> [WORK TO DO]
Below are entries. Copy exactly the lines running from the line that holds "Reproduce this chart with matplotlib." to the line that holds "plt.rcParams['axes.unicode_minus'] = False", with both ends included.

═════ MATERIALS PROVIDED ═════

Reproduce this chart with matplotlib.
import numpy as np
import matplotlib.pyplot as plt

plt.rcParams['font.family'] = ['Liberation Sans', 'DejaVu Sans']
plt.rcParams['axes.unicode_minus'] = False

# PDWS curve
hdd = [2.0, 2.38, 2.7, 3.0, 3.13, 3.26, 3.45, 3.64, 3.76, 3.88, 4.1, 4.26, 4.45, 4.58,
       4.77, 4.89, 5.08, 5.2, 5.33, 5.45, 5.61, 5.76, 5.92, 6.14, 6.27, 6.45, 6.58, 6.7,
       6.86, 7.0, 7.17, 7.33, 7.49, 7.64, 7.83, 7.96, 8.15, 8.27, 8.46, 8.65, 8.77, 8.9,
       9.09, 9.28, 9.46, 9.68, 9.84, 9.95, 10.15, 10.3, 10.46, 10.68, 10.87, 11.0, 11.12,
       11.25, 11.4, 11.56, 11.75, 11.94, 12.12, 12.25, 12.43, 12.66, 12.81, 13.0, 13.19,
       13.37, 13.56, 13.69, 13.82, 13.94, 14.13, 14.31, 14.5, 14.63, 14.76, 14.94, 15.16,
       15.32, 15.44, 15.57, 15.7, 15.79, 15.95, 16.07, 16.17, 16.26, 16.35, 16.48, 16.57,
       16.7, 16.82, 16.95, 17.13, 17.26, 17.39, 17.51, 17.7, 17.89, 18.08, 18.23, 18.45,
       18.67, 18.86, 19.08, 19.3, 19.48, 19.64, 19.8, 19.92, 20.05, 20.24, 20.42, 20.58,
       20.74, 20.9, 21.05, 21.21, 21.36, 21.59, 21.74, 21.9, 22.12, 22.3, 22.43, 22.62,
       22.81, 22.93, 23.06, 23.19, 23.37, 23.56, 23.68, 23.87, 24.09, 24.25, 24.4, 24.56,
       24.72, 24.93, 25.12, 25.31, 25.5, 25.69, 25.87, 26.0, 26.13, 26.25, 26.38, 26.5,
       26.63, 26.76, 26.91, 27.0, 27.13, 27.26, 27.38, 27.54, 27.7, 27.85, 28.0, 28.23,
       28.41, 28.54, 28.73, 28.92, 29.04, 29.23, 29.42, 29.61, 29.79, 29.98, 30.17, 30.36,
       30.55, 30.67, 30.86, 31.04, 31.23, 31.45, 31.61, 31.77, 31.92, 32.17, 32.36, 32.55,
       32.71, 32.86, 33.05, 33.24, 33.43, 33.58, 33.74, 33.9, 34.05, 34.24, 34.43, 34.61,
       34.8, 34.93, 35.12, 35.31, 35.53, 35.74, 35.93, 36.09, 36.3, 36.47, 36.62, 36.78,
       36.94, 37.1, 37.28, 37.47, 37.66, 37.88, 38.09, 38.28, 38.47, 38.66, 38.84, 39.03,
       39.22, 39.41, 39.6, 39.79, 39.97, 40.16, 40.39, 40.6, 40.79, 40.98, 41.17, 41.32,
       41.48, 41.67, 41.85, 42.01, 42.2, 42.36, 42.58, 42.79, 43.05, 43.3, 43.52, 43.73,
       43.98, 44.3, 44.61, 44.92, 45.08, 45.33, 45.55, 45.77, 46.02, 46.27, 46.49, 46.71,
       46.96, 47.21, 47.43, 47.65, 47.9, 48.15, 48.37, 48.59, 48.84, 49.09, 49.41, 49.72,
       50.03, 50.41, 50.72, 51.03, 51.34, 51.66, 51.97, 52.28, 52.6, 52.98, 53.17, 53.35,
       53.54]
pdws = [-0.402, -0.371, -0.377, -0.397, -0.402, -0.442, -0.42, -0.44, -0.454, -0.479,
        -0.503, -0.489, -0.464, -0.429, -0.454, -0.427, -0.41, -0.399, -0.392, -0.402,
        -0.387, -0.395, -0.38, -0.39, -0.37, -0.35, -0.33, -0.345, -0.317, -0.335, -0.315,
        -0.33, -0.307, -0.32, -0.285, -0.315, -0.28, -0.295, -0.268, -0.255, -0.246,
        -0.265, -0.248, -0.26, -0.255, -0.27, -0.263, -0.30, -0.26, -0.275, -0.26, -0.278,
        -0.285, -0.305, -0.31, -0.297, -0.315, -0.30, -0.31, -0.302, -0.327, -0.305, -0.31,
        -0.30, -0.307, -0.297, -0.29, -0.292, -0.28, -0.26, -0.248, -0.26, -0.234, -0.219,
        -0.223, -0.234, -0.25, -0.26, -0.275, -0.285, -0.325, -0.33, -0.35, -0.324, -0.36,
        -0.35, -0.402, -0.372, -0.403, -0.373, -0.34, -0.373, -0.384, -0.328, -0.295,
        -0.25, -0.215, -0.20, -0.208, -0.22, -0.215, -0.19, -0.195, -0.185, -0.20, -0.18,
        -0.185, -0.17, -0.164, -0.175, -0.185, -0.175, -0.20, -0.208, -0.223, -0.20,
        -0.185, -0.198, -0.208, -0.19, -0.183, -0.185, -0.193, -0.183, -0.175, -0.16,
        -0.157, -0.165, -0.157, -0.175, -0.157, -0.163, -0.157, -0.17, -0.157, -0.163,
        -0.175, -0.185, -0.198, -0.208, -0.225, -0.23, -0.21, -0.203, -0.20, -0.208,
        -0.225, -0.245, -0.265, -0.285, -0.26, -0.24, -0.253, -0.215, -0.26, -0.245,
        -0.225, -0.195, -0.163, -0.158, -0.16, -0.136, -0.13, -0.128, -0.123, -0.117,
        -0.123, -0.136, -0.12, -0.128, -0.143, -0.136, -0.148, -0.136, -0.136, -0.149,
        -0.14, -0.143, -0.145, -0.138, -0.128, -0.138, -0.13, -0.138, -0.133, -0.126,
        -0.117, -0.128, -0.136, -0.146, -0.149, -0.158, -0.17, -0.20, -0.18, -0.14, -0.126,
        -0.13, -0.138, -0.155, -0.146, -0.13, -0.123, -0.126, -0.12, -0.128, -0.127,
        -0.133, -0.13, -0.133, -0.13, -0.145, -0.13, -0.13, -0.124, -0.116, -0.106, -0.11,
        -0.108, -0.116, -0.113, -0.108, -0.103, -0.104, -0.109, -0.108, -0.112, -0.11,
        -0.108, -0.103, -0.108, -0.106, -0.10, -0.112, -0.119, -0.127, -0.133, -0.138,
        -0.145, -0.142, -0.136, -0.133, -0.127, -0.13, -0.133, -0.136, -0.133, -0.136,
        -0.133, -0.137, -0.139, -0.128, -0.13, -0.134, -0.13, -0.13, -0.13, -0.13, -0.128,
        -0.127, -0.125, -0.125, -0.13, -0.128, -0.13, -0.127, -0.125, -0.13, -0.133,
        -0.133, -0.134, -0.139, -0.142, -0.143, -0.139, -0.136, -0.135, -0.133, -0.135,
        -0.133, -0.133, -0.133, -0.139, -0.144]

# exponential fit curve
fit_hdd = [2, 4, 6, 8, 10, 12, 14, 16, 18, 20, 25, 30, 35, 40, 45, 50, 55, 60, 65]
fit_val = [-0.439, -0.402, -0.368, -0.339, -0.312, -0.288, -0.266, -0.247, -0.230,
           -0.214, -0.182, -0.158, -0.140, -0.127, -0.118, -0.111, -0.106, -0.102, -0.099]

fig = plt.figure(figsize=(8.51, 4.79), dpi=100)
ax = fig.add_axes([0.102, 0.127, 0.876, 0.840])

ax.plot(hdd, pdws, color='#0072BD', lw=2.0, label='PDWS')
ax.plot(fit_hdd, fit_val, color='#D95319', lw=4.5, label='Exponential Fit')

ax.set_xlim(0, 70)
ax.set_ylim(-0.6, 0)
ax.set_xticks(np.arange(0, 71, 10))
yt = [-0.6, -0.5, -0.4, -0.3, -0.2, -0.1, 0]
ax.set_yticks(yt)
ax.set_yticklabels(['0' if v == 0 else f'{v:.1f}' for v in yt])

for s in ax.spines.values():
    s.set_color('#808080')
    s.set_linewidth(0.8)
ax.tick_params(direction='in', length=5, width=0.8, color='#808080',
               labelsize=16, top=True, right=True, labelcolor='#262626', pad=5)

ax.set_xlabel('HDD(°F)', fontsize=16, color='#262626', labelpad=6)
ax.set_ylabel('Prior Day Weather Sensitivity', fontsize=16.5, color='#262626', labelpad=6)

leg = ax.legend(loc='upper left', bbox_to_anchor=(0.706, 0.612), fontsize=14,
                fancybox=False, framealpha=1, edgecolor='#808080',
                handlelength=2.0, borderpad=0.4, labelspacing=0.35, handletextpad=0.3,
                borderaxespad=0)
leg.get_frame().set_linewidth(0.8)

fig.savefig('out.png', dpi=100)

═════
═════ MATERIALS PROVIDED ═════

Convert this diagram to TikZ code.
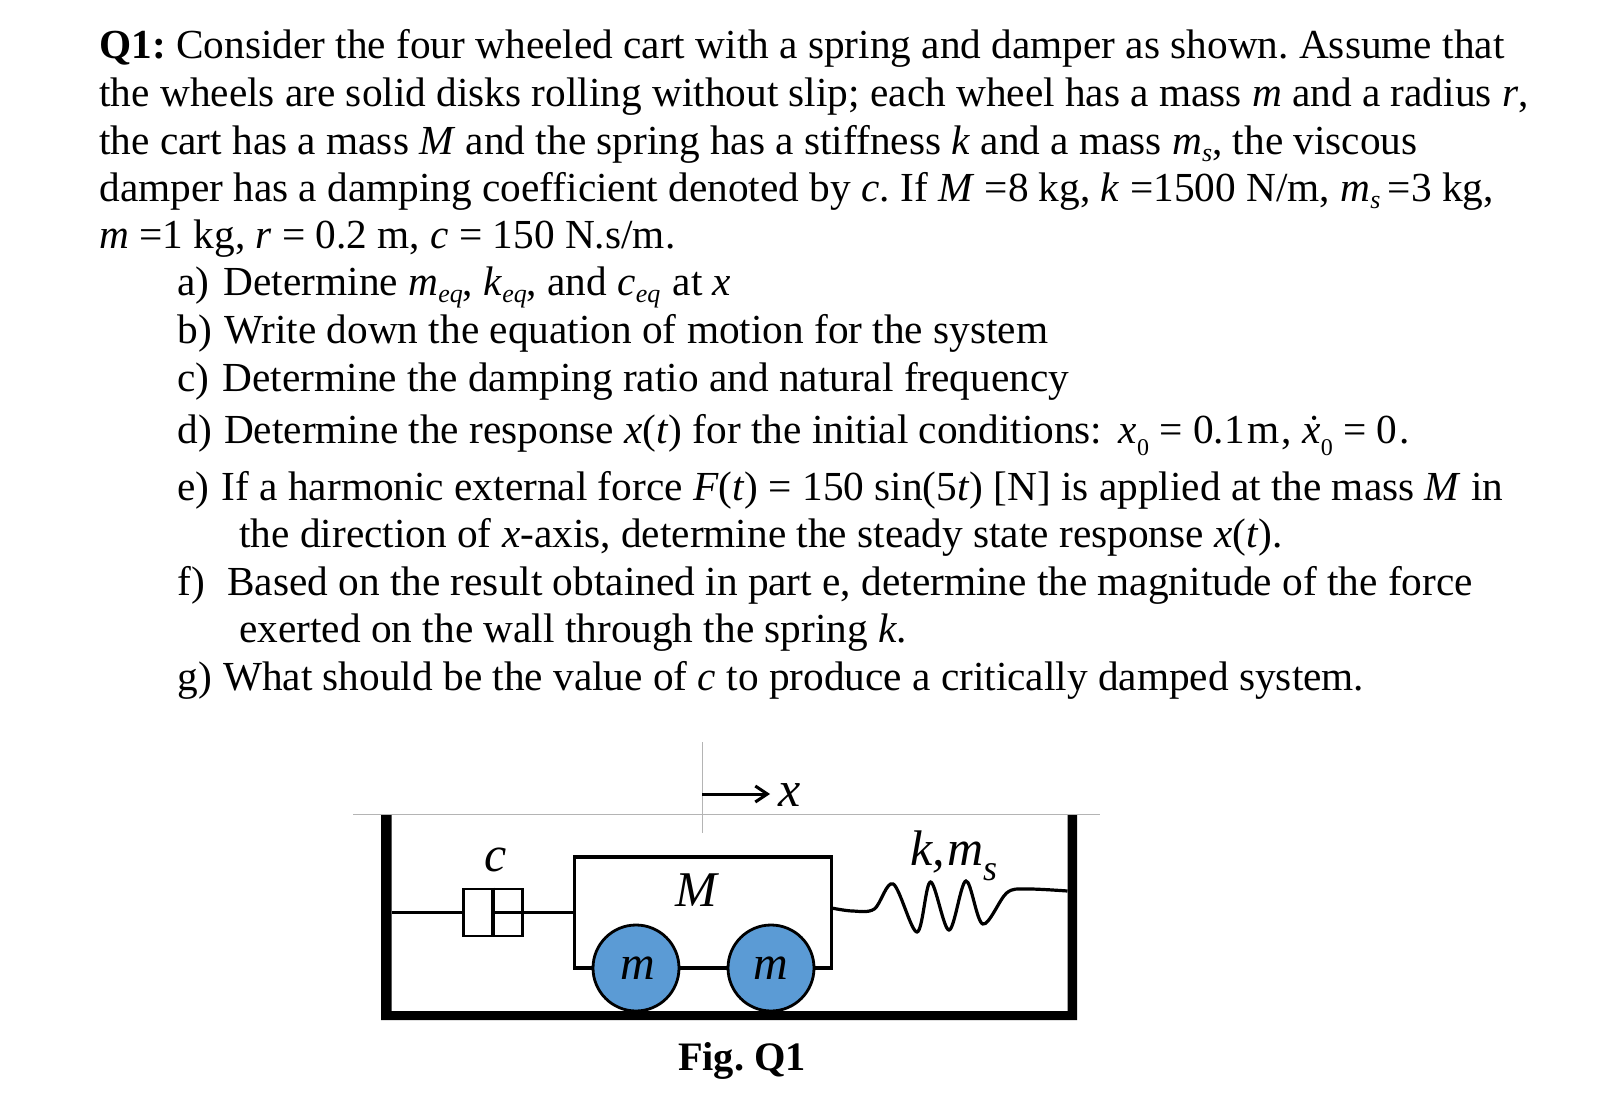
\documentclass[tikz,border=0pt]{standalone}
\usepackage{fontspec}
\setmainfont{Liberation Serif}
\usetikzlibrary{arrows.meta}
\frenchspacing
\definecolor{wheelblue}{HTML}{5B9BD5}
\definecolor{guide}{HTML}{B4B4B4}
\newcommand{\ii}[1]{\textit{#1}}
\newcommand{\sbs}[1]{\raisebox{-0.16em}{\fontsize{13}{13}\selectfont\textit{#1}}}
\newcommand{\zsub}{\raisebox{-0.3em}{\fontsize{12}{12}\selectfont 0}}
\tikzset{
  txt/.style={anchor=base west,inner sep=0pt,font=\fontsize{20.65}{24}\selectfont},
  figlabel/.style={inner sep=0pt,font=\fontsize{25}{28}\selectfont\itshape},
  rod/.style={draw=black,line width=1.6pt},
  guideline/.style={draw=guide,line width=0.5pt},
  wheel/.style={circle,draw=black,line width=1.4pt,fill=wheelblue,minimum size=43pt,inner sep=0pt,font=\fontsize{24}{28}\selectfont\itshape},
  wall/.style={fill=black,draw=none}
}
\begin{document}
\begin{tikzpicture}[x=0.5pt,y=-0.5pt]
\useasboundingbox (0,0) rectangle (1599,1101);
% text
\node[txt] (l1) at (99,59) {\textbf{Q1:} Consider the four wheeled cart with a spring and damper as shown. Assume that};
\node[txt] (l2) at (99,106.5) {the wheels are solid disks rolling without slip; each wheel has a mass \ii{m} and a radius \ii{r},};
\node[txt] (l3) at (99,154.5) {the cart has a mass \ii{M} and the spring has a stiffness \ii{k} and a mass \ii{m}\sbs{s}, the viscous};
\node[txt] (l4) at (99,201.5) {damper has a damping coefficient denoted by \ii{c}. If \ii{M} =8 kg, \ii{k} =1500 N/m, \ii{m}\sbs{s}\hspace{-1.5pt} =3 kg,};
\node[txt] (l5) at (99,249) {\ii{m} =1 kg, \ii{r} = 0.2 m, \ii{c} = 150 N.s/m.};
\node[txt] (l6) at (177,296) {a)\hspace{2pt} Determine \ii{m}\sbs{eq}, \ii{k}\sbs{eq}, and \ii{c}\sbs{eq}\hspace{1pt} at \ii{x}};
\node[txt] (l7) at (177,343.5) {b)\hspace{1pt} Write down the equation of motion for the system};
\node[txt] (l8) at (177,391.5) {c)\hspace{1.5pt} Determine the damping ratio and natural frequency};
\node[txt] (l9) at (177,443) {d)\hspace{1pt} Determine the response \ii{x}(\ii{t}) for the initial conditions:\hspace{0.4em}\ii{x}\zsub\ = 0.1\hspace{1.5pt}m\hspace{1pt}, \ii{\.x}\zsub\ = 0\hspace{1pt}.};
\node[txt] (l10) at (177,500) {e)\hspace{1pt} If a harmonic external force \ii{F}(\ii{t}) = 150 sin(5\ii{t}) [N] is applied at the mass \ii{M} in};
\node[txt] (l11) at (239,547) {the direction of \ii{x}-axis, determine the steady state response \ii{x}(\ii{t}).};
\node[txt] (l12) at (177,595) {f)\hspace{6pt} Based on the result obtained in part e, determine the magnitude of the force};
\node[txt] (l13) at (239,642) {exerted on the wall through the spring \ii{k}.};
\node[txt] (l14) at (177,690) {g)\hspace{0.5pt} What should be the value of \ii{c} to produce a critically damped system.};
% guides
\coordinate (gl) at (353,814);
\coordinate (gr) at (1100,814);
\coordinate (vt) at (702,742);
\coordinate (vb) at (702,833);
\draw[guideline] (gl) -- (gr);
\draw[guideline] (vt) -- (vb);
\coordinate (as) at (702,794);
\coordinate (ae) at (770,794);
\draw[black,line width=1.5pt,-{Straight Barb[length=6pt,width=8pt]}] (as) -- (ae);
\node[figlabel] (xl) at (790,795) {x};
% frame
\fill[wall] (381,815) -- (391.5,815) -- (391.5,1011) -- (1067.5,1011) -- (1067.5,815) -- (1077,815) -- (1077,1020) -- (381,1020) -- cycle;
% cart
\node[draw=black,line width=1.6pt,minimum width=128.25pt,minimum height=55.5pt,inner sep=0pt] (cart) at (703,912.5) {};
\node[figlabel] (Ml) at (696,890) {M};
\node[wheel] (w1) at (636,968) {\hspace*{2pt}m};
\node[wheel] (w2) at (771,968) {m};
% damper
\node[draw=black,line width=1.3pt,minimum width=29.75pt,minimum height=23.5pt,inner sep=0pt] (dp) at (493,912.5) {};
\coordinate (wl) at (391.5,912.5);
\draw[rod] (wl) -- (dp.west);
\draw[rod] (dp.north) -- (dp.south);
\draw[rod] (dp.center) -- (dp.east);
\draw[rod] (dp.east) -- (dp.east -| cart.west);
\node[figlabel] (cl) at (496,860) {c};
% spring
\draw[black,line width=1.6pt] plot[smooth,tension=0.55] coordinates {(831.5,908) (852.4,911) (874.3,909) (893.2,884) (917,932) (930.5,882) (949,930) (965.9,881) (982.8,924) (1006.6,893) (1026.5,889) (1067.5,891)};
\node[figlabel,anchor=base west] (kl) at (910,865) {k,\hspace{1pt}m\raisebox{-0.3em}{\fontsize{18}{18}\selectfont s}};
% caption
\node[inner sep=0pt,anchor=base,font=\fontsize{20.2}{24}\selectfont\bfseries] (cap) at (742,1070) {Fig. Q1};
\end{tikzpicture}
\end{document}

═════

> [THE OUTPUT]
Reproduce this chart with matplotlib.
import numpy as np
import matplotlib.pyplot as plt

plt.rcParams['font.family'] = ['Liberation Sans', 'DejaVu Sans']
plt.rcParams['axes.unicode_minus'] = False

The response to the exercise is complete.